Now we have to factor in compression. Typical row-based compression yields approximately a 2.5x result… columnar compression varies wildly… But let’s assume 25X in our model. There is a cost to be paid to decompress the data… But since it is paid by everyone and CPU is a relatively inexpensive commodity, we’ll ignore it in our model.

For 2.5X row-based compression our big query now completes in 4.4 minutes and the smaller query completes in 4.8 seconds.

The model is a little more complicated when we throw in columnar compression so let’s consider two columnar models. For an implementation such as Exadata we get the benefit of columnar compression but not the benefit of columnar projection. 25X hybrid columnar compression will execute our two scans in 26 seconds and .5 seconds.
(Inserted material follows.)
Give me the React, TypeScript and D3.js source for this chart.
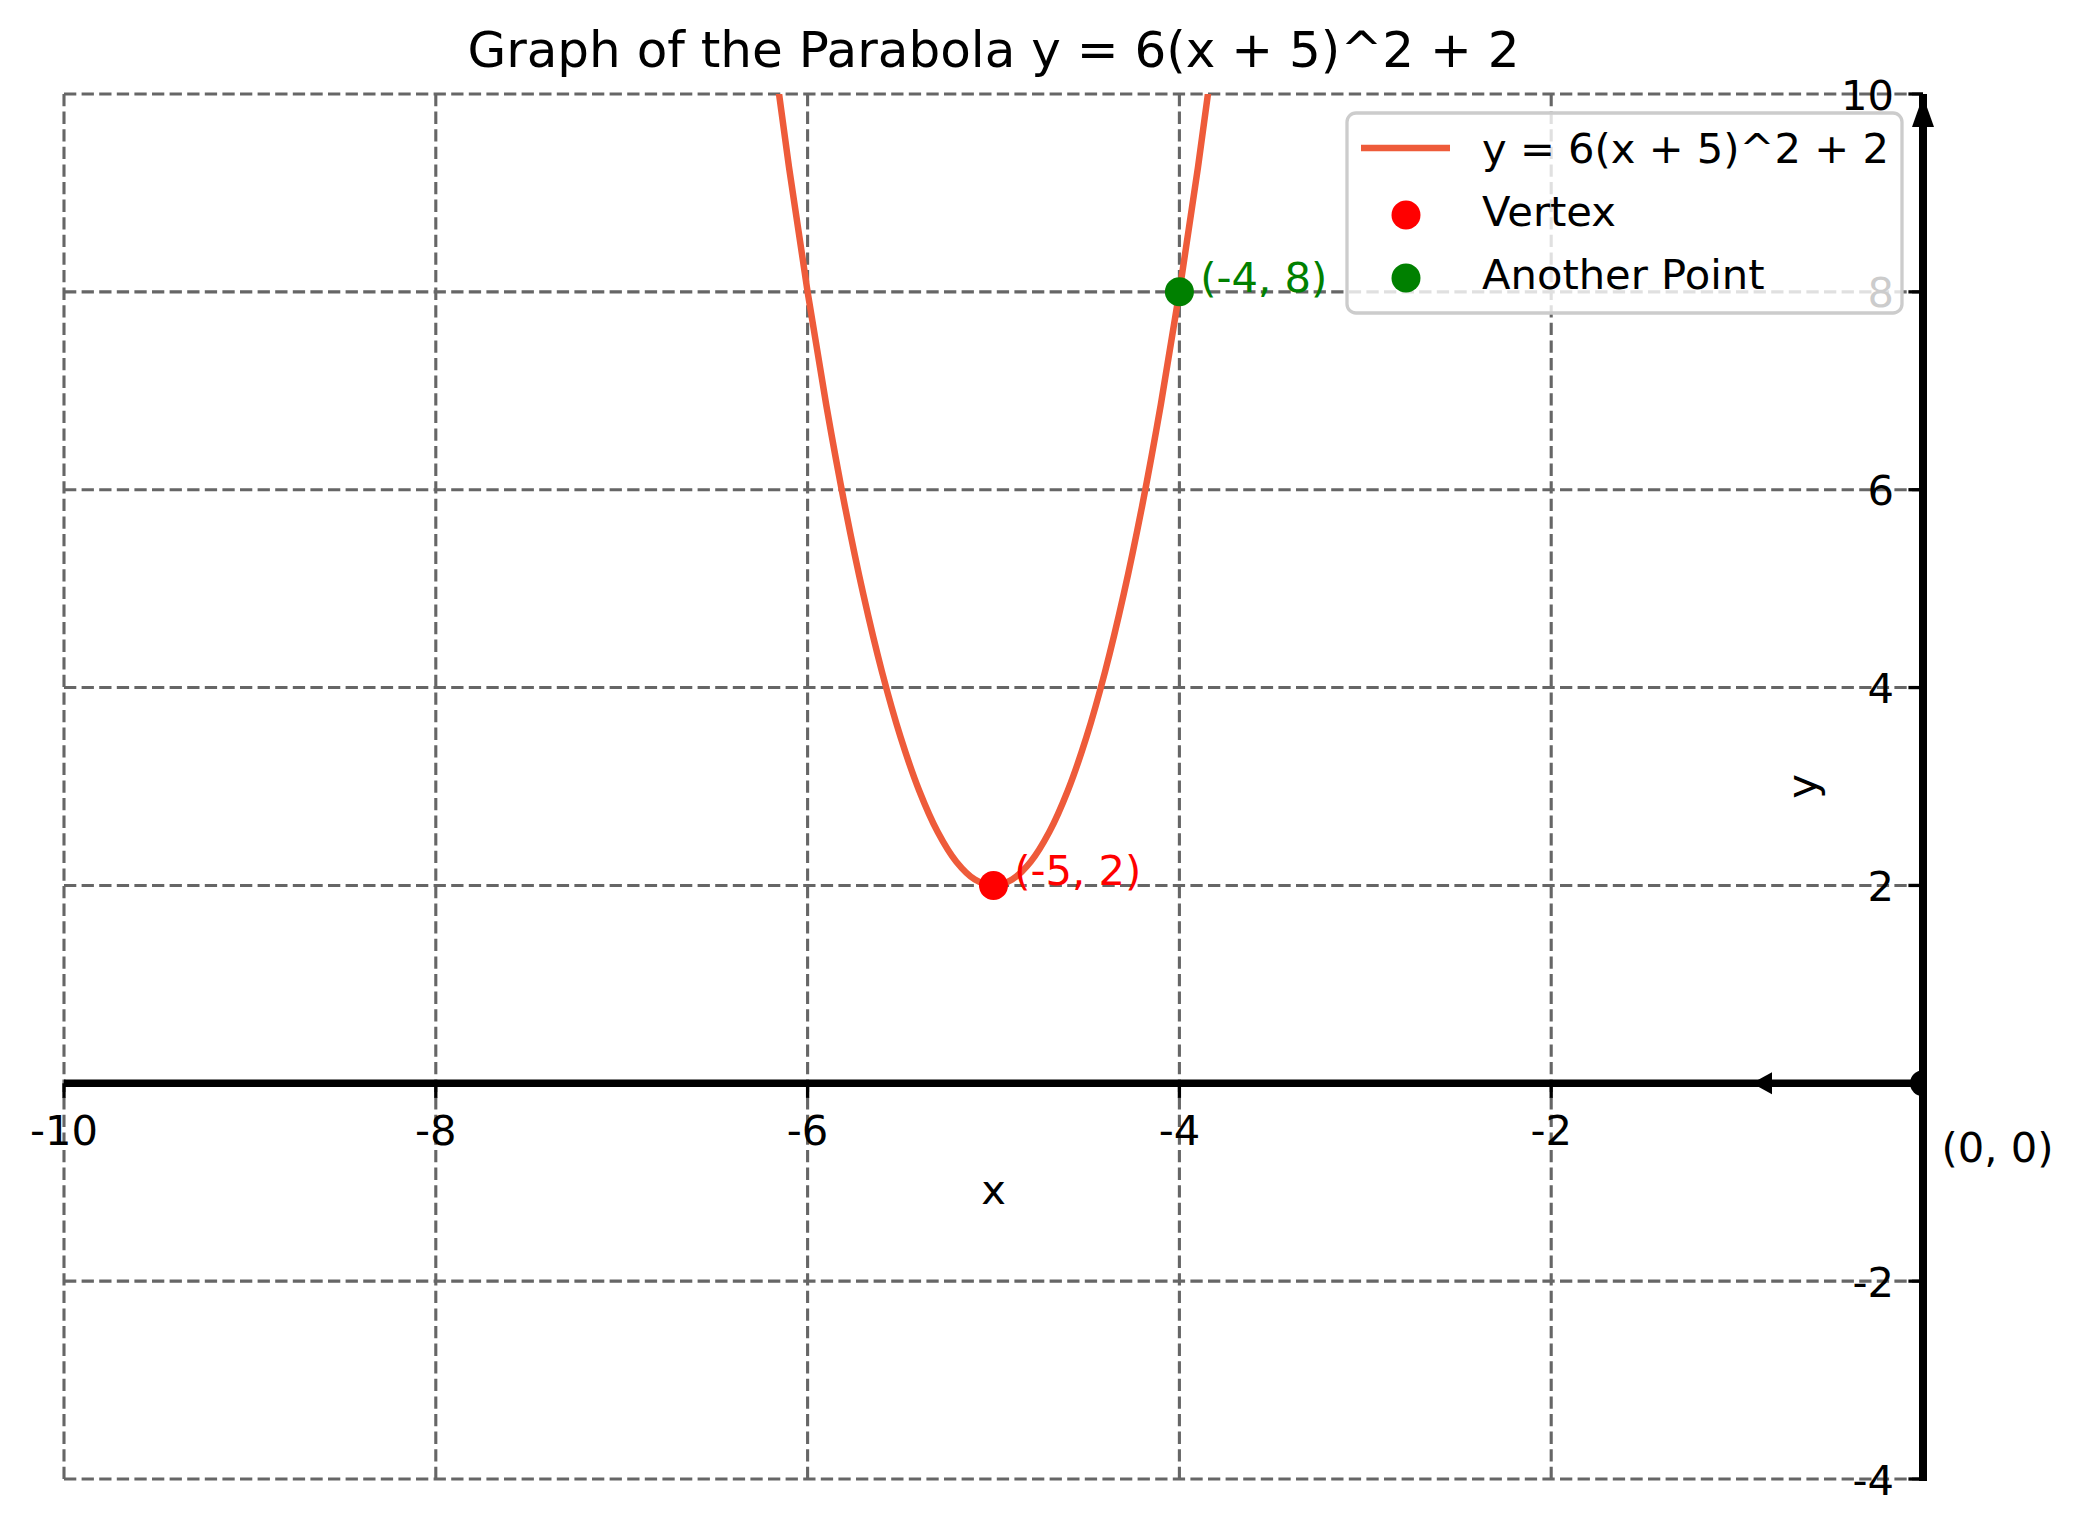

Now we are talking! A more complete columnar implementation will only touch the columns required by our query, 20% of the data, providing another 5X improvement. This drops our scan queries to 5.2 seconds and .1 second, respectively. Smoking fast. Note that the more simple columnar compression approach will provide the same fast response when every column is touched and the more complex approach will slow down in that case… so you can make the trade off in your shop as required.

Let me remind you again… This is a full scan of 20TB with no tricks: no indices, no pre-aggregation, no materialized views, no cache and no flash, no pre-sorted zone maps. All that is required is a parallel implementation with partitioning, compression, and a columnar table type… and this implementation works. It is robust.

A note on joins… It is more difficult to model joins… and I’ll attempt a simple model in another post. But you can see that this fast scan approach has solved the costly part of the problem using parallel processing… and you can imagine that a shared-nothing massively parallel approach to joins may hold the key.